### WRITTEN REQUEST
Repeat the listing in full, word for word.

### RECORDS TO PROCESS
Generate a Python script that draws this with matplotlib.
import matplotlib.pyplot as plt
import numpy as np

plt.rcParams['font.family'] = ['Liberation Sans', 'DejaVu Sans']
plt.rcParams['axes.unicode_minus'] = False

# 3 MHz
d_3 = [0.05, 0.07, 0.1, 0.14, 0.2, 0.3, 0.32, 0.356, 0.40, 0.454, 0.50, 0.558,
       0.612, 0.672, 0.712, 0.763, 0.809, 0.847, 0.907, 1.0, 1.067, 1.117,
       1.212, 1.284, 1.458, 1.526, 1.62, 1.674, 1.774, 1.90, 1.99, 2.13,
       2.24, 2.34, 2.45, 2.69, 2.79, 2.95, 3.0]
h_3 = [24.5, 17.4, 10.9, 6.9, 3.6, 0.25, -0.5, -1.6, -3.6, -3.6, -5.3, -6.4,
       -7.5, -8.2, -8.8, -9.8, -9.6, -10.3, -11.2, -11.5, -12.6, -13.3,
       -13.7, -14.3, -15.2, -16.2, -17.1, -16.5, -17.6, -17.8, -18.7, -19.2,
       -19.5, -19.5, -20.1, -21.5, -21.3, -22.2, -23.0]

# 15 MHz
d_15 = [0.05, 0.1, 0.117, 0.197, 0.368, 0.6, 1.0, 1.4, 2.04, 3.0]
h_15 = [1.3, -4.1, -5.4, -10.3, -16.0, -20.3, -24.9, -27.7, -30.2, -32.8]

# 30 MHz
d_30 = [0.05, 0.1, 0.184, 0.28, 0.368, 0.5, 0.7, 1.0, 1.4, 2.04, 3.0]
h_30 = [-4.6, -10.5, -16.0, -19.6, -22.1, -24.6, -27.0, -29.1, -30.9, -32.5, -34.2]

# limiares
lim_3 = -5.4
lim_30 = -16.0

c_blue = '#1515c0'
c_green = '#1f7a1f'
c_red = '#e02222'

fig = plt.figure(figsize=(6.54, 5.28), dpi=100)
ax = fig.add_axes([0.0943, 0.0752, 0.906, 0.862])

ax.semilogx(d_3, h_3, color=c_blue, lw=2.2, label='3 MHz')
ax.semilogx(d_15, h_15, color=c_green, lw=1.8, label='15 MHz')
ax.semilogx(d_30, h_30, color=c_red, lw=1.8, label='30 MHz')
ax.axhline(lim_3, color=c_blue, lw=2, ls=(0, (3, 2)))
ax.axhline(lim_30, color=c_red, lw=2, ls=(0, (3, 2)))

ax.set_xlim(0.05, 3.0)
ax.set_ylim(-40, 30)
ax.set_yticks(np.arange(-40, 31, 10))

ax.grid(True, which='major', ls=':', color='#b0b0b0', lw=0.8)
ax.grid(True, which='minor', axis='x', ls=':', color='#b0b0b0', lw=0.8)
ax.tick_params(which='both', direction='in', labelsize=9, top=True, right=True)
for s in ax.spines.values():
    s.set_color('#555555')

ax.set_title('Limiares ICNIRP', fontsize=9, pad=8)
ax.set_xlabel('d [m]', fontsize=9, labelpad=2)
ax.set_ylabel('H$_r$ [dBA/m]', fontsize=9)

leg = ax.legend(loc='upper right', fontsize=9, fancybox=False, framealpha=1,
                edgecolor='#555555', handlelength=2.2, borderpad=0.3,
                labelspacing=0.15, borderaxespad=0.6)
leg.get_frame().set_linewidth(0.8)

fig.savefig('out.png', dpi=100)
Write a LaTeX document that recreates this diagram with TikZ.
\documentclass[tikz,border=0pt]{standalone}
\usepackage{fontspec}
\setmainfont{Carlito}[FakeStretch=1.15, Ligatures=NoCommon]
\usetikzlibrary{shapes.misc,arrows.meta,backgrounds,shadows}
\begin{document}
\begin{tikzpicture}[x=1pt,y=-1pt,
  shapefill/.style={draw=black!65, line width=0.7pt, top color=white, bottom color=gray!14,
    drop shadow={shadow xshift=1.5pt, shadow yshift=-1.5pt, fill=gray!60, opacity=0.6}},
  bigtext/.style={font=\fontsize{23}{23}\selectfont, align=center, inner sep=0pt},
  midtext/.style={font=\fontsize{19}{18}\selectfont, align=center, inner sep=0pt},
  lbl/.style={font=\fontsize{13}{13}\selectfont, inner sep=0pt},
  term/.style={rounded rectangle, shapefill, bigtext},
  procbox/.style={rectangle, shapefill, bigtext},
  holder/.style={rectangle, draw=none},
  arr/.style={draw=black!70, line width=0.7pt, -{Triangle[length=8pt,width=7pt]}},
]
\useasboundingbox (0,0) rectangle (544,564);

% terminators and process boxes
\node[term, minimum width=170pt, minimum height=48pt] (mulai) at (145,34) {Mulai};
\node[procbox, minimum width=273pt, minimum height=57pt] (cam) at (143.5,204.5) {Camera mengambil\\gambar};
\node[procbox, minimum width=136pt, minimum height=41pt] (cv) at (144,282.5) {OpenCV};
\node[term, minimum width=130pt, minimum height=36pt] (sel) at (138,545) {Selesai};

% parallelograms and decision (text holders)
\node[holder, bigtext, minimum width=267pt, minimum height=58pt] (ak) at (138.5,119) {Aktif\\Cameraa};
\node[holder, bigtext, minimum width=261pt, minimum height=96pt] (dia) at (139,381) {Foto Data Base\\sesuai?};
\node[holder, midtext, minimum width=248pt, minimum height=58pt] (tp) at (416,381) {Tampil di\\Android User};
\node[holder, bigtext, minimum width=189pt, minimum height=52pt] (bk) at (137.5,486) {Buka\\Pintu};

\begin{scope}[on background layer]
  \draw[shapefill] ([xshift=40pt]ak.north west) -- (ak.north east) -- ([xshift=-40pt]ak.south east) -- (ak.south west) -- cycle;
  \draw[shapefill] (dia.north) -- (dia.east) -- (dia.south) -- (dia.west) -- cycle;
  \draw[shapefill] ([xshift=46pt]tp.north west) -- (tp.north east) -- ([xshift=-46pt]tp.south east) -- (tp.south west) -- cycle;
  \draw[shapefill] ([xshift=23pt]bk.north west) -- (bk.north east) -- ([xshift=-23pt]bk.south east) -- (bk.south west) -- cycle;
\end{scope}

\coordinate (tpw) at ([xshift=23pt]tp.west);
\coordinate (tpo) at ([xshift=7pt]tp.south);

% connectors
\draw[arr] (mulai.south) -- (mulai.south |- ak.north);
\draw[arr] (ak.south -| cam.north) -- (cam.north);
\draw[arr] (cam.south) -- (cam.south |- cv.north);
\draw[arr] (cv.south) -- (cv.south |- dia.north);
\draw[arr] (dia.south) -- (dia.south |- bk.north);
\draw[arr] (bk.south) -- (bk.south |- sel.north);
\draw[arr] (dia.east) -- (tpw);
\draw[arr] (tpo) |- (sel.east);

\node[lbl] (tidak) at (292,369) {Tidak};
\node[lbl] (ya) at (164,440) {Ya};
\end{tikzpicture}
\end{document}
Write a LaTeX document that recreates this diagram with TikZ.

### CORRECT ANSWER
Generate a Python script that draws this with matplotlib.
import matplotlib.pyplot as plt
import numpy as np

plt.rcParams['font.family'] = ['Liberation Sans', 'DejaVu Sans']
plt.rcParams['axes.unicode_minus'] = False

# 3 MHz
d_3 = [0.05, 0.07, 0.1, 0.14, 0.2, 0.3, 0.32, 0.356, 0.40, 0.454, 0.50, 0.558,
       0.612, 0.672, 0.712, 0.763, 0.809, 0.847, 0.907, 1.0, 1.067, 1.117,
       1.212, 1.284, 1.458, 1.526, 1.62, 1.674, 1.774, 1.90, 1.99, 2.13,
       2.24, 2.34, 2.45, 2.69, 2.79, 2.95, 3.0]
h_3 = [24.5, 17.4, 10.9, 6.9, 3.6, 0.25, -0.5, -1.6, -3.6, -3.6, -5.3, -6.4,
       -7.5, -8.2, -8.8, -9.8, -9.6, -10.3, -11.2, -11.5, -12.6, -13.3,
       -13.7, -14.3, -15.2, -16.2, -17.1, -16.5, -17.6, -17.8, -18.7, -19.2,
       -19.5, -19.5, -20.1, -21.5, -21.3, -22.2, -23.0]

# 15 MHz
d_15 = [0.05, 0.1, 0.117, 0.197, 0.368, 0.6, 1.0, 1.4, 2.04, 3.0]
h_15 = [1.3, -4.1, -5.4, -10.3, -16.0, -20.3, -24.9, -27.7, -30.2, -32.8]

# 30 MHz
d_30 = [0.05, 0.1, 0.184, 0.28, 0.368, 0.5, 0.7, 1.0, 1.4, 2.04, 3.0]
h_30 = [-4.6, -10.5, -16.0, -19.6, -22.1, -24.6, -27.0, -29.1, -30.9, -32.5, -34.2]

# limiares
lim_3 = -5.4
lim_30 = -16.0

c_blue = '#1515c0'
c_green = '#1f7a1f'
c_red = '#e02222'

fig = plt.figure(figsize=(6.54, 5.28), dpi=100)
ax = fig.add_axes([0.0943, 0.0752, 0.906, 0.862])

ax.semilogx(d_3, h_3, color=c_blue, lw=2.2, label='3 MHz')
ax.semilogx(d_15, h_15, color=c_green, lw=1.8, label='15 MHz')
ax.semilogx(d_30, h_30, color=c_red, lw=1.8, label='30 MHz')
ax.axhline(lim_3, color=c_blue, lw=2, ls=(0, (3, 2)))
ax.axhline(lim_30, color=c_red, lw=2, ls=(0, (3, 2)))

ax.set_xlim(0.05, 3.0)
ax.set_ylim(-40, 30)
ax.set_yticks(np.arange(-40, 31, 10))

ax.grid(True, which='major', ls=':', color='#b0b0b0', lw=0.8)
ax.grid(True, which='minor', axis='x', ls=':', color='#b0b0b0', lw=0.8)
ax.tick_params(which='both', direction='in', labelsize=9, top=True, right=True)
for s in ax.spines.values():
    s.set_color('#555555')

ax.set_title('Limiares ICNIRP', fontsize=9, pad=8)
ax.set_xlabel('d [m]', fontsize=9, labelpad=2)
ax.set_ylabel('H$_r$ [dBA/m]', fontsize=9)

leg = ax.legend(loc='upper right', fontsize=9, fancybox=False, framealpha=1,
                edgecolor='#555555', handlelength=2.2, borderpad=0.3,
                labelspacing=0.15, borderaxespad=0.6)
leg.get_frame().set_linewidth(0.8)

fig.savefig('out.png', dpi=100)
Write a LaTeX document that recreates this diagram with TikZ.
\documentclass[tikz,border=0pt]{standalone}
\usepackage{fontspec}
\setmainfont{Carlito}[FakeStretch=1.15, Ligatures=NoCommon]
\usetikzlibrary{shapes.misc,arrows.meta,backgrounds,shadows}
\begin{document}
\begin{tikzpicture}[x=1pt,y=-1pt,
  shapefill/.style={draw=black!65, line width=0.7pt, top color=white, bottom color=gray!14,
    drop shadow={shadow xshift=1.5pt, shadow yshift=-1.5pt, fill=gray!60, opacity=0.6}},
  bigtext/.style={font=\fontsize{23}{23}\selectfont, align=center, inner sep=0pt},
  midtext/.style={font=\fontsize{19}{18}\selectfont, align=center, inner sep=0pt},
  lbl/.style={font=\fontsize{13}{13}\selectfont, inner sep=0pt},
  term/.style={rounded rectangle, shapefill, bigtext},
  procbox/.style={rectangle, shapefill, bigtext},
  holder/.style={rectangle, draw=none},
  arr/.style={draw=black!70, line width=0.7pt, -{Triangle[length=8pt,width=7pt]}},
]
\useasboundingbox (0,0) rectangle (544,564);

% terminators and process boxes
\node[term, minimum width=170pt, minimum height=48pt] (mulai) at (145,34) {Mulai};
\node[procbox, minimum width=273pt, minimum height=57pt] (cam) at (143.5,204.5) {Camera mengambil\\gambar};
\node[procbox, minimum width=136pt, minimum height=41pt] (cv) at (144,282.5) {OpenCV};
\node[term, minimum width=130pt, minimum height=36pt] (sel) at (138,545) {Selesai};

% parallelograms and decision (text holders)
\node[holder, bigtext, minimum width=267pt, minimum height=58pt] (ak) at (138.5,119) {Aktif\\Cameraa};
\node[holder, bigtext, minimum width=261pt, minimum height=96pt] (dia) at (139,381) {Foto Data Base\\sesuai?};
\node[holder, midtext, minimum width=248pt, minimum height=58pt] (tp) at (416,381) {Tampil di\\Android User};
\node[holder, bigtext, minimum width=189pt, minimum height=52pt] (bk) at (137.5,486) {Buka\\Pintu};

\begin{scope}[on background layer]
  \draw[shapefill] ([xshift=40pt]ak.north west) -- (ak.north east) -- ([xshift=-40pt]ak.south east) -- (ak.south west) -- cycle;
  \draw[shapefill] (dia.north) -- (dia.east) -- (dia.south) -- (dia.west) -- cycle;
  \draw[shapefill] ([xshift=46pt]tp.north west) -- (tp.north east) -- ([xshift=-46pt]tp.south east) -- (tp.south west) -- cycle;
  \draw[shapefill] ([xshift=23pt]bk.north west) -- (bk.north east) -- ([xshift=-23pt]bk.south east) -- (bk.south west) -- cycle;
\end{scope}

\coordinate (tpw) at ([xshift=23pt]tp.west);
\coordinate (tpo) at ([xshift=7pt]tp.south);

% connectors
\draw[arr] (mulai.south) -- (mulai.south |- ak.north);
\draw[arr] (ak.south -| cam.north) -- (cam.north);
\draw[arr] (cam.south) -- (cam.south |- cv.north);
\draw[arr] (cv.south) -- (cv.south |- dia.north);
\draw[arr] (dia.south) -- (dia.south |- bk.north);
\draw[arr] (bk.south) -- (bk.south |- sel.north);
\draw[arr] (dia.east) -- (tpw);
\draw[arr] (tpo) |- (sel.east);

\node[lbl] (tidak) at (292,369) {Tidak};
\node[lbl] (ya) at (164,440) {Ya};
\end{tikzpicture}
\end{document}
Write a LaTeX document that recreates this diagram with TikZ.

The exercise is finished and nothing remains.